Mercer Chronometers

Mercers was a family run marine chronometer manufacturing business. The firm started in 1858 in Clerkenwell London by the founder, Thomas Mercer. Thomas was born in St Helen’s Lancashire in 1822. St Helen’s was said to be the centre of British watch making and it was here that Thomas first learnt the trade from his grandfather. He then moved to London to work for John Fletcher, an eminent chronometer maker, before starting out on his own. He moved his business to St Albans in 1874 when he found a suitable property called Verulam Villa, at 18 Prospect Road. By 1907, there was a need to build larger premises because output had increased dramatically. So in 1912, Mercers moved to a purpose built premises on the corner of Eywood Road and St Stephen’s Hill, near the gasworks, where they remained until the 1980s. The factory was eventually pulled down and replaced with the Centrium office buildings. A history of this famous family business can be read in the obituary below of Tony Mercer who died in 2012. Details of the Mercer premises in Prospect Road which later became Ashwood Mews can be read here.

A colleague of Thomas Mercer was Henry Travers who was also born in St Helens.

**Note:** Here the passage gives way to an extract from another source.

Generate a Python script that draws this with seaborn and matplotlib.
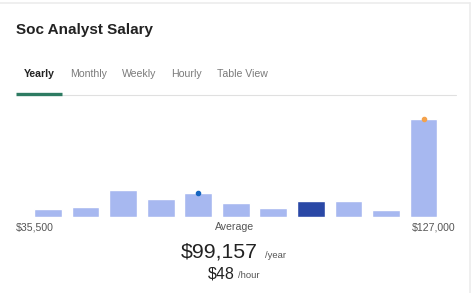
import matplotlib
matplotlib.use("Agg")
import matplotlib.pyplot as plt
import seaborn as sns
import pandas as pd
from matplotlib.lines import Line2D

# ---- data ----
bins = ["b1", "b2", "b3", "b4", "b5", "b6", "b7", "b8", "b9", "b10", "b11"]
heights = [7.4, 9.4, 27.0, 17.7, 23.4, 13.4, 8.7, 15.4, 15.4, 6.7, 98.0]
highlight_index = 7
min_label = "$35,500"
max_label = "$127,000"
avg_label = "Average"
avg_year = "$99,157"
avg_hour = "$48"
title = "Soc Analyst Salary"
tabs = ["Yearly", "Monthly", "Weekly", "Hourly", "Table View"]
blue_dot_bar = 4
orange_dot_bar = 10

W, H = 474, 293
sns.set_theme(style="white")
plt.rcParams['font.family'] = ['Liberation Sans', 'DejaVu Sans']

fig = plt.figure(figsize=(W / 100, H / 100), dpi=100)
fig.patch.set_facecolor("white")

def fx(x):
    return x / W

def fy(y):
    return 1 - y / H

# card border
fig.add_artist(Line2D([fx(0), fx(470)], [fy(3), fy(3)], color="#ececec", lw=1.2))
fig.add_artist(Line2D([fx(470), fx(470)], [fy(3), fy(293)], color="#ececec", lw=1.2))

# bars axes
left, right = 29.2, 442.3
bottom, top = 216.7, 110.0
ax = fig.add_axes([fx(left), fy(bottom), fx(right - left), (bottom - top) / H])
df = pd.DataFrame({"bin": bins, "h": heights})
colors = ["#2a48a6" if i == highlight_index else "#a7b8f0" for i in range(len(bins))]
sns.barplot(data=df, x="bin", y="h", hue="bin", palette=colors, legend=False,
            width=0.74, ax=ax, saturation=1)
ax.set_xlim(-0.5, len(bins) - 0.5)
ax.set_ylim(0, bottom - top)
ax.axis("off")
ax.scatter([blue_dot_bar], [heights[blue_dot_bar]], s=9, color="#1565c0", zorder=5, clip_on=False)
ax.scatter([orange_dot_bar], [heights[orange_dot_bar]], s=9, color="#f4a24c", zorder=5, clip_on=False)

# title
fig.text(fx(16), fy(30), title, fontsize=11.0, fontweight="bold", color="#222222", va="center", ha="left")

# tabs
tab_x = [24, 70, 122, 171, 217]
for i, (t, x) in enumerate(zip(tabs, tab_x)):
    fig.text(fx(x), fy(73.5), t, fontsize=7.6, va="center", ha="left",
             color="#222222" if i == 0 else "#7a7a7a",
             fontweight="bold" if i == 0 else "normal")
fig.add_artist(Line2D([fx(62), fx(456)], [fy(95), fy(95)], color="#e0e0e0", lw=0.8))
fig.add_artist(Line2D([fx(16), fx(62)], [fy(94), fy(94)], color="#2e7b62", lw=2.4, solid_capstyle="butt"))

# axis labels
fig.text(fx(16), fy(227.5), min_label, fontsize=7.6, color="#555555", va="center", ha="left")
fig.text(fx(235), fy(227.5), avg_label, fontsize=7.6, color="#555555", va="center", ha="center")
fig.text(fx(455), fy(227.5), max_label, fontsize=7.6, color="#555555", va="center", ha="right")

# average values
fig.text(fx(258), fy(258), avg_year, fontsize=15.3, color="#222222", va="baseline", ha="right")
fig.text(fx(265), fy(258), "/year", fontsize=6.8, color="#555555", va="baseline", ha="left")
fig.text(fx(235), fy(278), avg_hour, fontsize=11.5, color="#222222", va="baseline", ha="right")
fig.text(fx(238), fy(278), "/hour", fontsize=6.8, color="#555555", va="baseline", ha="left")

fig.savefig("out.png", dpi=100, facecolor="white")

The Travers family moved shortly after his birth to Rainhill a nearby village where his father worked for Thomas Mercer’s father as a Chronometer Maker. When Thomas Mercer moved his business to St Albans in the 1870s to Prospect Road some of the Travers family seem to have moved south also. Henry is listed as living at 30 Prospect Road (Crombie Villa) in 1911. Henry’s brothers John Richard were also Clock Makers working for Mercer’s.